Kannten die Kinder die Lieder, die Sie ausgesucht haben?
Bei "Stille Nacht, heilige Nacht" gab es sofort einen harmonischen Chorklang, aber beispielsweise bei "Es kommt ein Schiff geladen" war es schon mehr Arbeit, das einzuüben. Ich würde sagen, die Hälfte ist bekannt, die andere nicht. Die Kinder sollen ja auch merken, dass wir nicht nur das singen, was alle singen. Da gibt es dann auch mal eine zweite Stimme, die alle lernen müssen. Ich versuche schon, auch unabhängig von dem Weihnachtsauftritt zu zeigen, worauf es beim Chorsingen ankommt, also ein bisschen musikalische Grundausbildung zu betreiben. Aber es geht auch darum, zu vermitteln, dass es manchmal zwar mühsam sein kann, sich aber lohnt, weil das Ergebnis einen dann so begeistert als Gruppe. Wir haben auch schon einen Folgeauftritt im Frühling geplant.
Wenn die Eltern, Großeltern, Geschwister, Tanten und Onkel der Kinder zum Weihnachtssingen kommen, ist der Goetheplatz ja schon fast voll.
Das könnte sein. Wenn es so ist, ist es ja auch schön, aber das war natürlich nicht der Grund. Wir bekommen übrigens viele Rückmeldungen von Eltern, die sich freuen, dass es dieses Angebot eines Kinderchors am Theater endlich wieder gibt. Das freut mich auch sehr.
Hat es Ihr persönliches Lieblings-Weihnachtslied auch in die Auswahl geschafft?
Ich mochte immer gerne "Ich steh' an Deiner Krippen hier". Das ist natürlich in Moll, genauso wie "Es kommt ein Schiff geladen"; aber ich finde die Stimmung einfach schön.
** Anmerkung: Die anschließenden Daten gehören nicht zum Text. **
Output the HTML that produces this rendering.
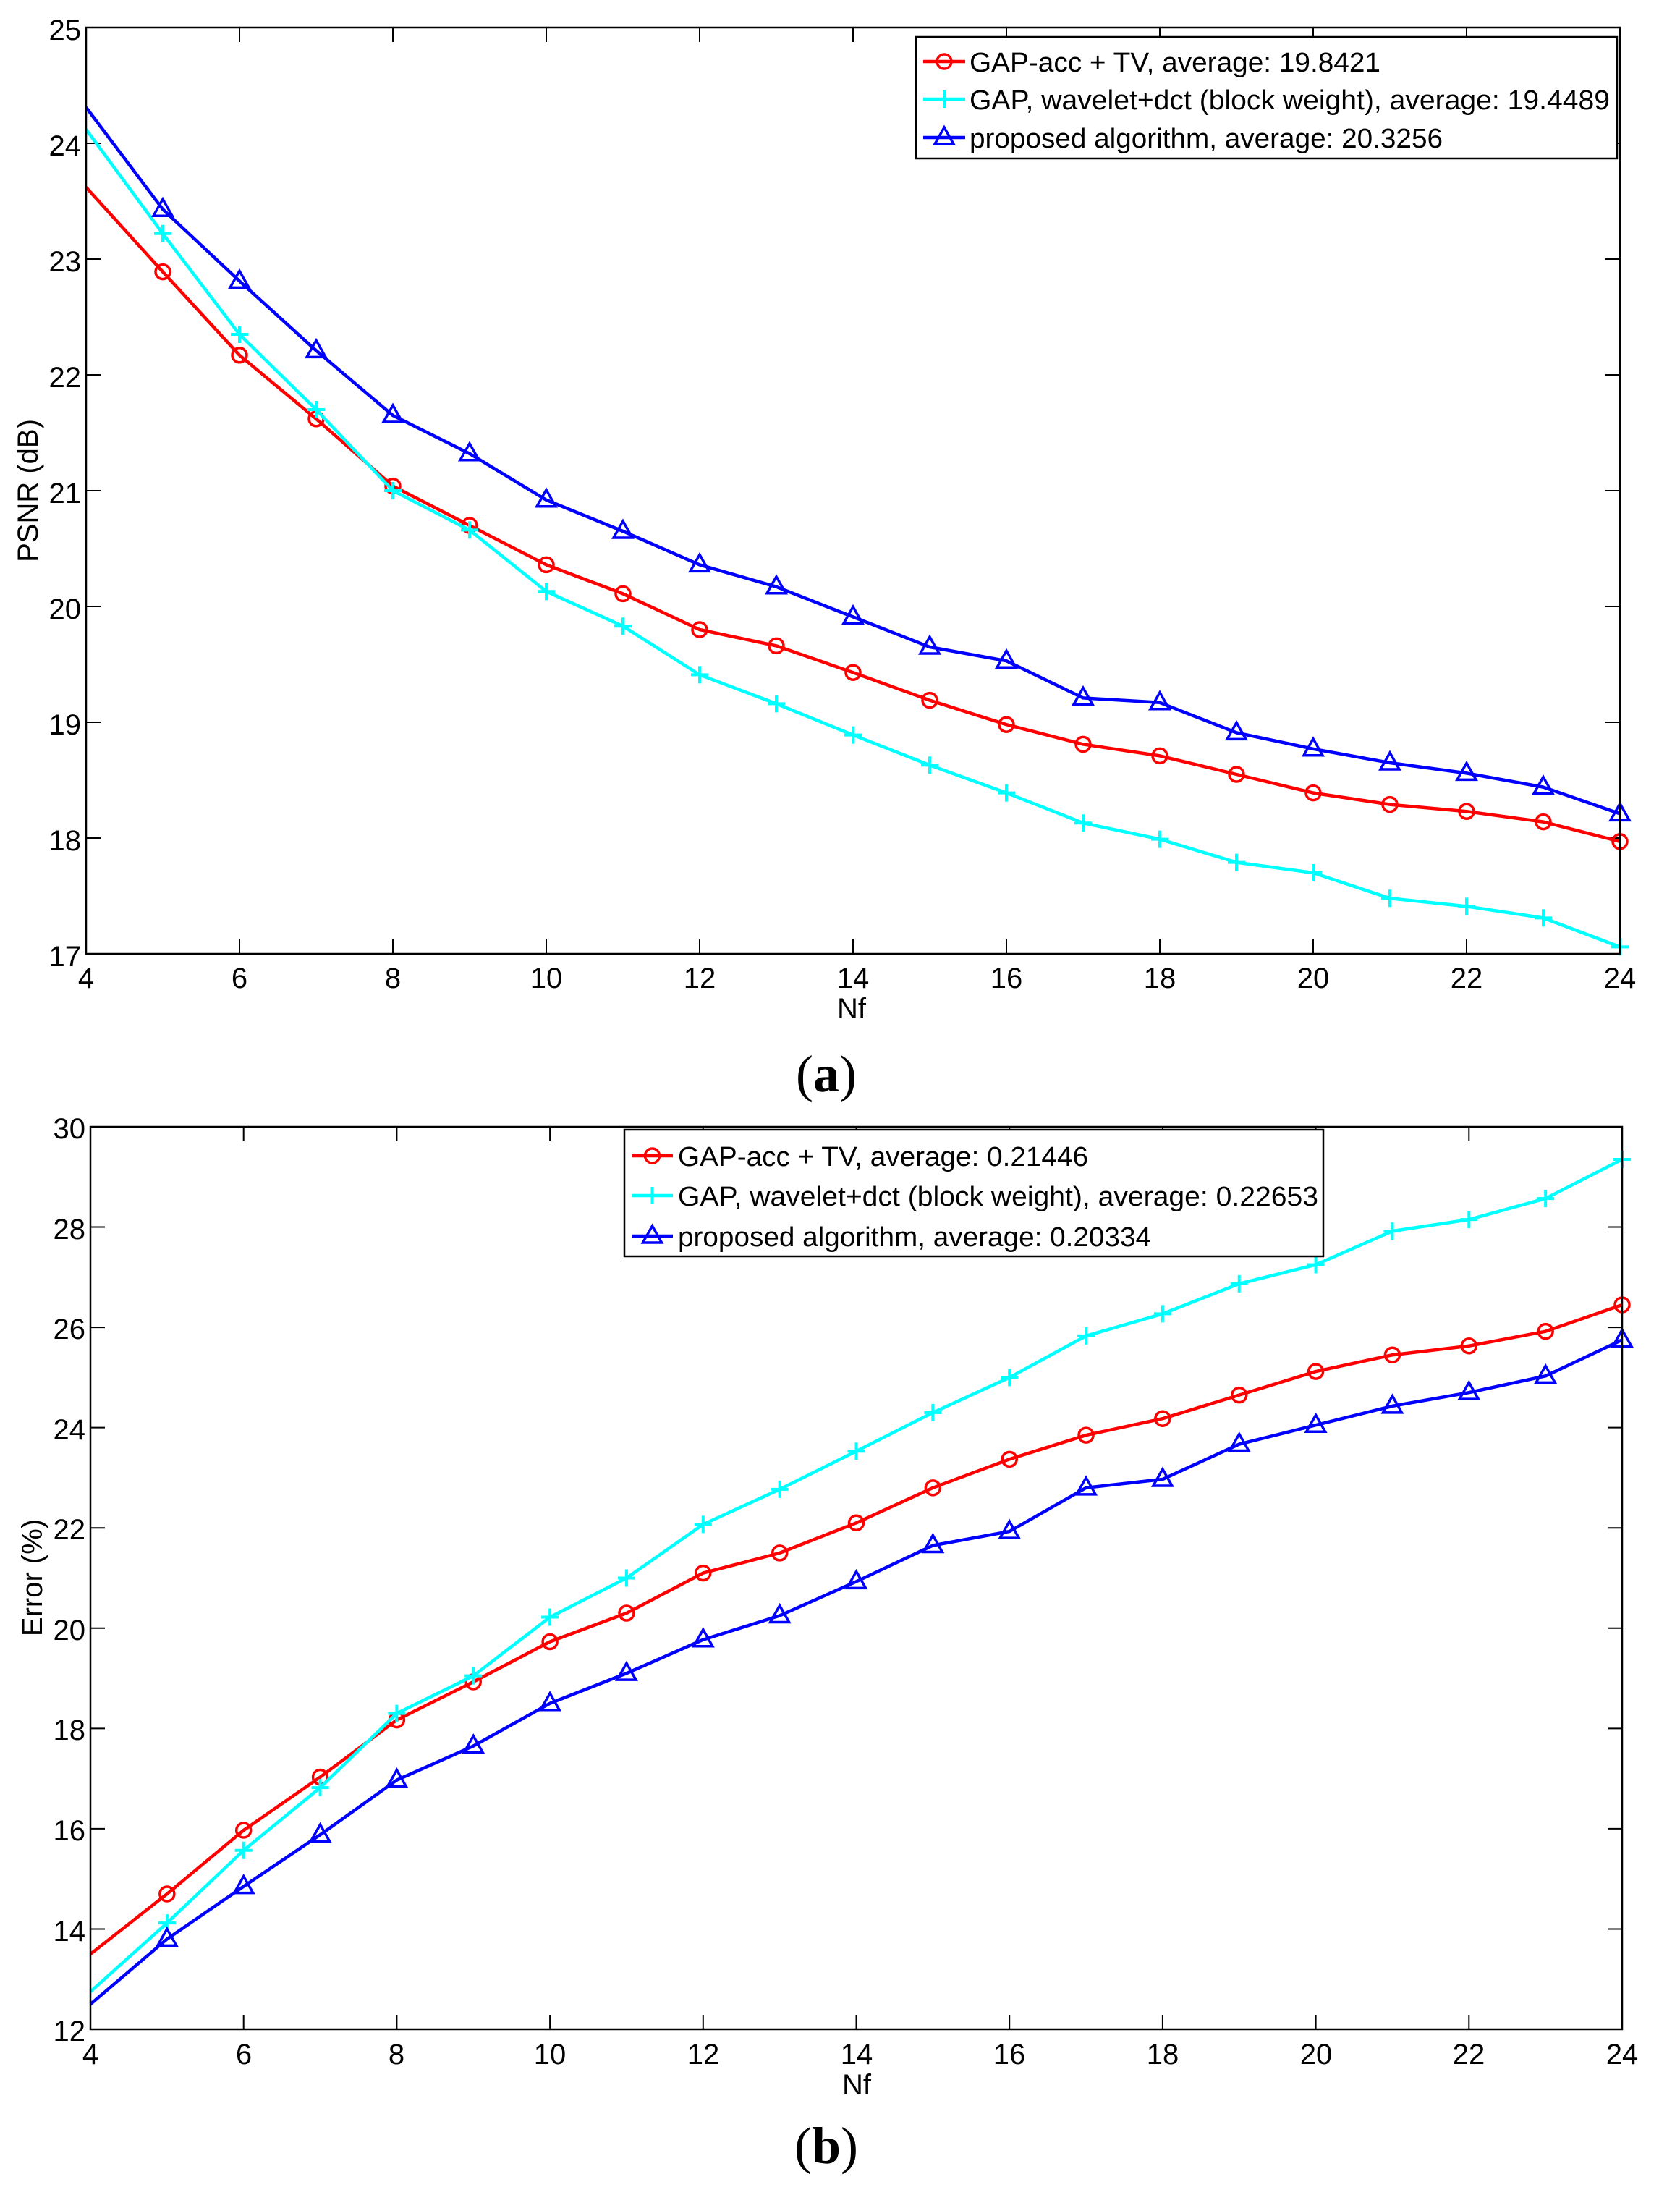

Die beiden Stücke singen auch nicht die Kinder, sondern alle gemeinsam. Ich würde mich übrigens keinesfalls als Weihnachtslieder-Profi bezeichnen, aber mir geht einfach dieses elektronische Gedudel von Melodien während dieser Zeit auf den Geist. Von daher freue ich mich auf viele ganz echt musizierende Menschen am 16. Dezember.